Frequently Asked Questions (FAQs)
- Can I use different cuts of chicken? Yes, you can use chicken breasts cut into strips, but ensure they are of uniform thickness for even cooking. Chicken thighs can also be used, but may require a longer cooking time.
- Can I make this recipe spicier? Absolutely! Add a pinch of cayenne pepper, red pepper flakes, or use a hotter taco seasoning mix. You could also add a dash of hot sauce to the chicken before coating.
- What are some good dipping sauce options? The possibilities are endless! Ranch dressing, guacamole, salsa, sour cream, cheese sauce, and a creamy cilantro-lime sauce are all excellent choices.
- Can I freeze these taco chicken fingers? Yes, you can freeze them after baking. Let them cool completely, then place them in a freezer-safe bag or container. Reheat in the oven or air fryer for the best results.
- How do I prevent the chicken from drying out? Don’t overbake the chicken. Use a meat thermometer to ensure it reaches an internal temperature of 165°F (74°C), but remove it from the oven as soon as it reaches that temperature.
- Can I use a different type of seasoning besides taco seasoning? While taco seasoning is the star of the show, you can experiment with other spice blends, such as fajita seasoning, Southwest seasoning, or even a homemade blend of chili powder, cumin, and oregano.
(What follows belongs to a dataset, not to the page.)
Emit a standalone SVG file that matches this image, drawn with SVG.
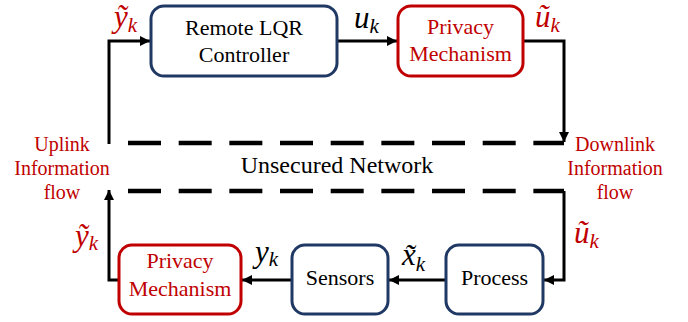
<svg xmlns="http://www.w3.org/2000/svg" width="688" height="322" viewBox="0 0 688 322">
<style>
text{font-family:"Liberation Serif","Times New Roman",serif}
.blue{fill:#fff;stroke:#1F3864;stroke-width:3}
.red{fill:#fff;stroke:#C00000;stroke-width:3}
.t{font-size:22px;text-anchor:middle;fill:#000}
.tr{font-size:22px;text-anchor:middle;fill:#C00000}
.lab{font-size:20px;text-anchor:middle;fill:#C00000}
.net{font-size:24px;text-anchor:middle;fill:#000}
.m{font-style:italic;font-size:31px}
.s{font-size:21px}
.k{fill:#000}
.rk{fill:#C00000}
.ln{fill:none;stroke:#000;stroke-width:3}
.dash{fill:none;stroke:#000;stroke-width:4.5;stroke-dasharray:33 17.67}
</style>
<defs>
<marker id="ah" viewBox="0 0 10 10" refX="10" refY="5" markerWidth="10" markerHeight="10" markerUnits="userSpaceOnUse" orient="auto">
<path d="M0,0 L10,5 L0,10 z" fill="#000"/>
</marker>
</defs>
<g id="connectors">
<polyline class="ln" points="109,144 109,41 150,41" marker-end="url(#ah)"/>
<line class="ln" x1="337" y1="41" x2="397" y2="41" marker-end="url(#ah)"/>
<polyline class="ln" points="523,41 564,41 564,142" marker-end="url(#ah)"/>
<polyline class="ln" points="564,191 564,280 544,280" marker-end="url(#ah)"/>
<line class="ln" x1="446" y1="280" x2="389" y2="280" marker-end="url(#ah)"/>
<line class="ln" x1="292" y1="280" x2="242" y2="280" marker-end="url(#ah)"/>
<polyline class="ln" points="119,280 109,280 109,190" marker-end="url(#ah)"/>
</g>
<g id="network">
<line class="dash" x1="128" y1="143" x2="564" y2="143"/>
<line class="dash" x1="128" y1="191" x2="564" y2="191"/>
<text class="net" x="337" y="173">Unsecured Network</text>
</g>
<g id="controller">
<rect class="blue" x="151" y="6" width="186" height="70" rx="13"/>
<text class="t" x="244" y="35">Remote LQR</text>
<text class="t" x="244" y="62">Controller</text>
</g>
<g id="privacy-top">
<rect class="red" x="398" y="6" width="125" height="70" rx="13"/>
<text class="tr" x="460.5" y="34">Privacy</text>
<text class="tr" x="460.5" y="61">Mechanism</text>
</g>
<g id="process">
<rect class="blue" x="446" y="245" width="97" height="69" rx="13"/>
<text class="t" x="494.5" y="285">Process</text>
</g>
<g id="sensors">
<rect class="blue" x="292" y="245" width="96" height="69" rx="13"/>
<text class="t" x="340" y="285">Sensors</text>
</g>
<g id="privacy-bottom">
<rect class="red" x="119" y="245" width="122" height="69" rx="13"/>
<text class="tr" x="180" y="268">Privacy</text>
<text class="tr" x="180" y="296">Mechanism</text>
</g>
<g id="uplink">
<text class="lab" x="62" y="151">Uplink</text>
<text class="lab" x="62" y="175">Information</text>
<text class="lab" x="62" y="199">flow</text>
</g>
<g id="downlink">
<text class="lab" x="615" y="151">Downlink</text>
<text class="lab" x="615" y="175">Information</text>
<text class="lab" x="615" y="199">flow</text>
</g>
<g id="labels">
<text class="m rk" x="114" y="27">ỹ<tspan class="s" dy="5">k</tspan></text>
<text class="m k" x="354" y="28">u<tspan class="s" dy="5">k</tspan></text>
<text class="m rk" x="535" y="27">ũ<tspan class="s" dy="5">k</tspan></text>
<text class="m rk" x="574" y="243">ũ<tspan class="s" dy="5">k</tspan></text>
<text class="m k" x="402" y="265">x̃<tspan class="s" dy="6">k</tspan></text>
<text class="m k" x="255" y="262">y<tspan class="s" dy="4">k</tspan></text>
<text class="m rk" x="75" y="246">ỹ<tspan class="s" dy="4">k</tspan></text>
</g>
</svg>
- Is it necessary to spray the chicken with cooking spray before baking? Yes, spraying the chicken with cooking spray helps it to crisp up and brown nicely in the oven.
- Can I use breadcrumbs instead of cornmeal? While you can substitute breadcrumbs, the cornmeal adds a unique texture and flavor that complements the taco seasoning. Panko breadcrumbs would be the best substitute for a similar level of crunch.
- How can I make this recipe lower in sodium? Use a low-sodium taco seasoning mix or make your own taco seasoning blend and control the amount of salt.
- What side dishes go well with these chicken fingers? Rice and beans, a simple salad, corn on the cob, or roasted vegetables are all great choices.
- Can I air fry these chicken fingers instead of baking them? Yes! Air fry at 400°F (200°C) for about 10-12 minutes, or until the chicken is cooked through and the coating is crispy.
- How long will leftovers last in the refrigerator? Leftovers can be stored in the refrigerator for up to 3-4 days in an airtight container.
These Baked Taco Chicken Fingers are a guaranteed crowd-pleaser. They’re easy to make, packed with flavor, and a healthier alternative to fried chicken fingers. Get ready to add this recipe to your regular rotation!